Please note that nutrition information is an estimate and can vary based on the specific ingredients used. This estimate does not include rice.

Frequently Asked Questions

Why is my honey garlic sauce always watery?

Your sauce is likely watery because it lacks a thickening agent. Simply simmering honey and soy sauce won’t be enough. The solution is a cornstarch slurry (cornstarch mixed with cold water) added to the simmering sauce, which will thicken it to a perfect glaze in minutes.

How can I prevent my chicken from being dry and tough?

Use boneless, skinless chicken thighs instead of breasts, as their higher fat content keeps them juicy. Also, ensure you don’t overcook the chicken during the initial searing step; it will cook a little more when returned to the sauce.

My garlic burned and tasted bitter.

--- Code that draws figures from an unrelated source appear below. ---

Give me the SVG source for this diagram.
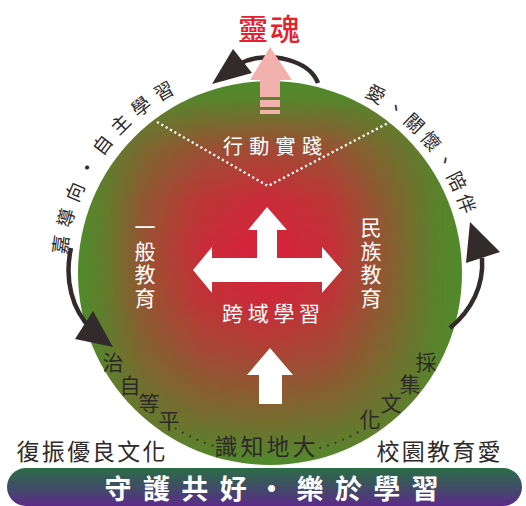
<svg xmlns="http://www.w3.org/2000/svg" width="526" height="506" viewBox="0 0 526 506">
<style>
text{font-family:"Noto Sans CJK TC","Noto Sans CJK SC",sans-serif;text-anchor:middle;dominant-baseline:central}
.w{fill:#fff;font-size:21px}
.d{fill:#2e2a2a;font-size:21px}
.arc{fill:#2e2a2a;font-size:19px}
.lbl{fill:#2e2a2a;font-size:23px}
.cv{fill:none;stroke:#332b2b;stroke-width:4.5}
.ah{fill:#332b2b}
.dots{fill:none;stroke:#333;stroke-width:2;stroke-linecap:round;stroke-dasharray:0.1 8}
.vdots{fill:none;stroke:#fff;stroke-width:2.3;stroke-dasharray:2.2 2.8}
</style>
<defs>
<linearGradient id="gh" gradientUnits="userSpaceOnUse" x1="78" y1="0" x2="462" y2="0">
<stop offset="0" stop-color="#fff" stop-opacity="0"/>
<stop offset="0.06" stop-color="#fff" stop-opacity="0.12"/>
<stop offset="0.176" stop-color="#fff" stop-opacity="0.55"/>
<stop offset="0.32" stop-color="#fff" stop-opacity="0.88"/>
<stop offset="0.49" stop-color="#fff" stop-opacity="1"/>
<stop offset="0.655" stop-color="#fff" stop-opacity="0.88"/>
<stop offset="0.772" stop-color="#fff" stop-opacity="0.55"/>
<stop offset="0.92" stop-color="#fff" stop-opacity="0.12"/>
<stop offset="1" stop-color="#fff" stop-opacity="0"/>
</linearGradient>
<linearGradient id="gv" gradientUnits="userSpaceOnUse" x1="0" y1="82" x2="0" y2="465">
<stop offset="0" stop-color="#fff" stop-opacity="0"/>
<stop offset="0.047" stop-color="#fff" stop-opacity="0.08"/>
<stop offset="0.177" stop-color="#fff" stop-opacity="0.62"/>
<stop offset="0.307" stop-color="#fff" stop-opacity="0.9"/>
<stop offset="0.44" stop-color="#fff" stop-opacity="1"/>
<stop offset="0.568" stop-color="#fff" stop-opacity="0.92"/>
<stop offset="0.698" stop-color="#fff" stop-opacity="0.7"/>
<stop offset="0.828" stop-color="#fff" stop-opacity="0.42"/>
<stop offset="0.958" stop-color="#fff" stop-opacity="0.1"/>
<stop offset="1" stop-color="#fff" stop-opacity="0"/>
</linearGradient>
<mask id="mh" maskUnits="userSpaceOnUse" x="0" y="0" width="526" height="506"><rect width="526" height="506" fill="url(#gh)"/></mask>
<mask id="mv" maskUnits="userSpaceOnUse" x="0" y="0" width="526" height="506"><rect width="526" height="506" fill="url(#gv)"/></mask>
<linearGradient id="band" x1="0" y1="0" x2="0" y2="1">
<stop offset="0" stop-color="#2b6d45"/>
<stop offset="0.5" stop-color="#3f4d66"/>
<stop offset="1" stop-color="#5c2b88"/>
</linearGradient>
</defs>

<g id="circle">
<circle cx="270" cy="273" r="192" fill="#4f8b2b"/>
<g mask="url(#mv)"><g mask="url(#mh)"><circle cx="270" cy="273" r="192" fill="#d9203b"/></g></g>
</g>

<g id="connectors">
<path class="vdots" d="M157,122 L268,186 L390,122"/>
<path class="dots" d="M175.7,428.5 A181,181 0 0 0 214.1,446.1"/>
<path class="dots" d="M320.2,447.9 A181,181 0 0 0 360.5,430.8"/>
<path class="cv" d="M318,83 C310,62 280,55 258,58 C250,59 245,61 240,64"/>
<polygon class="ah" points="212,84 233,49 252,73"/>
<path class="cv" d="M71,248 C64,280 72,310 92,330"/>
<polygon class="ah" points="113,347 93,311 75,339"/>
<path class="cv" d="M450,328 C472,310 484,285 482,258"/>
<polygon class="ah" points="470,222 466,263 500,252"/>
</g>

<g id="soul">
<polygon fill="#f2b1ad" points="270,47 292,80 280,80 280,97 260,97 260,80 250,80"/>
<rect x="260" y="100" width="20" height="7" fill="#f2b1ad"/>
<rect x="260" y="110" width="20" height="4" fill="#f2b1ad"/>
<text x="253 285" y="27" style="fill:#e5212d;font-size:30px;font-weight:500">靈魂</text>
</g>

<g id="action"><text class="w" x="233 259.3 285.6 312" y="145" style="font-size:20px">行動實踐</text></g>
<g id="general"><text class="w" x="145 145 145 145" y="226 249.5 273 296.5">一般教育</text></g>
<g id="ethnic"><text class="w" x="371 371 371 371" y="226 249.5 273 296.5">民族教育</text></g>

<g id="cross">
<polygon fill="#fff" points="267,207 287,230 277,230 277,258 322,258 322,247 342,270 322,293 322,282 212,282 212,293 193,270 212,247 212,258 257,258 257,230 248,230"/>
<text class="w" x="232.5 258.2 283.9 309.6" y="312">跨域學習</text>
</g>

<g id="up-arrow"><polygon fill="#fff" points="270,348 293,375 282,375 282,404 259,404 259,375 247,375"/></g>

<g id="left-arc">
<text class="arc" transform="translate(59.1,244.4) rotate(-82)">嘉</text>
<text class="arc" transform="translate(64.7,217.4) rotate(-74.6)">導</text>
<text class="arc" transform="translate(73.7,191.4) rotate(-67.2)">向</text>
<text class="arc" transform="translate(86,166.7) rotate(-59.8)">·</text>
<text class="arc" transform="translate(101.3,144) rotate(-52.4)">自</text>
<text class="arc" transform="translate(119.5,123.3) rotate(-45)">主</text>
<text class="arc" transform="translate(140.2,105.1) rotate(-37.5)">學</text>
<text class="arc" transform="translate(163.1,89.8) rotate(-30.1)">習</text>
</g>

<g id="right-arc">
<text class="arc" transform="translate(376.6,93.1) rotate(30.5)">愛</text>
<text class="arc" transform="translate(396.8,106.6) rotate(37.1)">、</text>
<text class="arc" transform="translate(415.2,122.3) rotate(43.8)">關</text>
<text class="arc" transform="translate(431.8,140.1) rotate(50.4)">懷</text>
<text class="arc" transform="translate(446.2,159.7) rotate(57)">、</text>
<text class="arc" transform="translate(458.2,180.8) rotate(63.7)">陪</text>
<text class="arc" transform="translate(467.7,203.2) rotate(70.3)">伴</text>
</g>

<g id="autonomy"><text class="d" x="113 130 149 169" y="361 384 402 419">治自等平</text></g>
<g id="knowledge"><text class="d" x="226 252 278 304" y="445 445 445 445" style="font-size:23px">識知地大</text></g>
<g id="culture"><text class="d" x="370 391 410 426" y="418 402 383 361">化文集採</text></g>

<g id="revive"><text class="lbl" x="28 53.2 78.4 103.6 128.8 154" y="450">復振優良文化</text></g>
<g id="campus"><text class="lbl" x="388 413.3 438.5 463.8 489" y="450">校園教育愛</text></g>

<g id="banner">
<rect x="7" y="468" width="515" height="38" rx="19" fill="url(#band)"/>
<text x="118 156.4 194.8 233.2 271.6 310 348.4 386.8 425" y="487.5" style="fill:#fff;font-size:27px;font-weight:700">守護共好·樂於學習</text>
</g>
</svg>
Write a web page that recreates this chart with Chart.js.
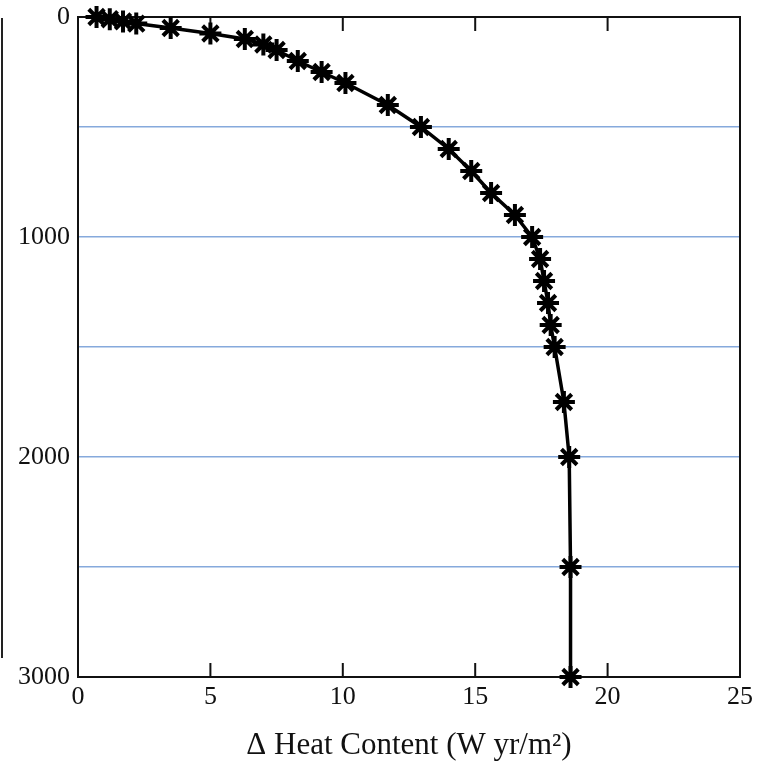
<!DOCTYPE html>
<html lang="en">

<head>
    <meta charset="UTF-8">
    <title>Heat Content</title>
    <script src="https://cdn.jsdelivr.net/npm/chart.js"></script>
</head>
<style>
    body {
        margin: 0;
        background: #ffffff;
    }

    .container {
        position: relative;
        width: 771px;
        height: 780px;
    }

    .edge {
        position: absolute;
        left: 1px;
        top: 18px;
        height: 640px;
        border-left: 2px solid #222;
    }
</style>

<body>
    <div class="container">
        <div class="edge"></div>
        <canvas id="grafico" width="771" height="780"></canvas>
    </div>
</body>

</html>

<script>
    // depth (m) and heat content change
    const profundidade = [0, 10, 20, 30, 50, 75, 100, 125, 150, 200, 250, 300, 400, 500, 600, 700, 800, 900,
        1000, 1100, 1200, 1300, 1400, 1500, 1750, 2000, 2500, 3000];
    const calor = [0.7, 1.2, 1.7, 2.2, 3.5, 5.0, 6.3, 7.0, 7.5, 8.3, 9.2, 10.1, 11.7, 12.95, 14.0, 14.85, 15.6, 16.5,
        17.15, 17.45, 17.6, 17.75, 17.85, 18.0, 18.35, 18.55, 18.6, 18.6];
    const ticksX = [0, 5, 10, 15, 20, 25];
    const ticksY = [0, 1000, 2000, 3000];

    const fonte = "'Liberation Serif', 'Times New Roman', serif";

    // frame plus inward ticks on top and bottom
    const moldura = {
        id: 'moldura',
        beforeDatasetsDraw(chart) {
            const ctx = chart.ctx;
            const area = chart.chartArea;
            const x = chart.scales.x;
            ctx.save();
            ctx.strokeStyle = '#111';
            ctx.lineWidth = 2;
            ticksX.forEach(function (v) {
                if (v === 0 || v === 25) return;
                const px = x.getPixelForValue(v);
                ctx.beginPath();
                ctx.moveTo(px, area.bottom);
                ctx.lineTo(px, area.bottom - 14);
                ctx.moveTo(px, area.top);
                ctx.lineTo(px, area.top + 14);
                ctx.stroke();
            });
            ctx.strokeRect(area.left, area.top, area.right - area.left, area.bottom - area.top);
            ctx.restore();
        }
    };

    var grafico = document.getElementById('grafico');
    new Chart(grafico, {
        type: 'line',
        data: {
            datasets: [{
                label: 'Heat content',
                data: profundidade.map(function (d, i) { return { x: calor[i], y: d }; }),
                borderColor: '#000',
                backgroundColor: '#000',
                borderWidth: 3.5,
                tension: 0,
                pointStyle: 'star',
                pointRadius: 11,
                pointBorderWidth: 4,
                pointBorderColor: '#000',
                clip: false
            }]
        },
        options: {
            responsive: false,
            animation: false,
            devicePixelRatio: 1,
            layout: { padding: { top: 17, right: 31, left: 0, bottom: 0 } },
            plugins: {
                legend: { display: false },
                tooltip: { enabled: false }
            },
            scales: {
                x: {
                    type: 'linear',
                    min: 0,
                    max: 25,
                    afterBuildTicks: function (s) { s.ticks = ticksX.map(function (v) { return { value: v }; }); },
                    afterFit: function (s) { s.height = 103; s.paddingLeft = 0; s.paddingRight = 0; },
                    grid: { display: false, drawTicks: false },
                    border: { display: false },
                    ticks: {
                        padding: 5,
                        color: '#111',
                        font: { family: fonte, size: 26 }
                    },
                    title: {
                        display: true,
                        text: 'Δ Heat Content (W yr/m²)',
                        color: '#111',
                        font: { family: fonte, size: 31 },
                        padding: { top: 0, bottom: 16 }
                    }
                },
                y: {
                    type: 'linear',
                    reverse: true,
                    min: 0,
                    max: 3000,
                    afterBuildTicks: function (s) {
                        var t = [];
                        for (var v = 0; v <= 3000; v += 500) t.push({ value: v });
                        s.ticks = t;
                    },
                    afterFit: function (s) { s.width = 78; s.paddingTop = 0; s.paddingBottom = 0; },
                    grid: {
                        drawTicks: false,
                        lineWidth: 1.5,
                        color: function (c) {
                            var v = c.tick ? c.tick.value : 0;
                            return (v === 0 || v === 3000) ? 'rgba(0,0,0,0)' : '#86a9dc';
                        }
                    },
                    border: { display: false },
                    ticks: {
                        padding: 8,
                        color: '#111',
                        font: { family: fonte, size: 26 },
                        callback: function (v) { return ticksY.indexOf(v) >= 0 ? String(v) : ''; }
                    }
                }
            }
        },
        plugins: [moldura]
    });
</script>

What did I do wrong?

You probably added the garlic to a pan that was too hot or cooked it for too long. After searing the chicken, lower the heat to medium-low *before* adding the garlic, and only sauté it for 30-60 seconds until fragrant before adding your liquids.

Can I cook the rice in the same pan?

While possible, I don’t recommend it for consistent results. Cooking uncooked rice directly in the sauce often leads to gummy, unevenly cooked rice and can throw off the sauce-to-chicken ratio. For guaranteed fluffy rice, it’s best to cook it separately.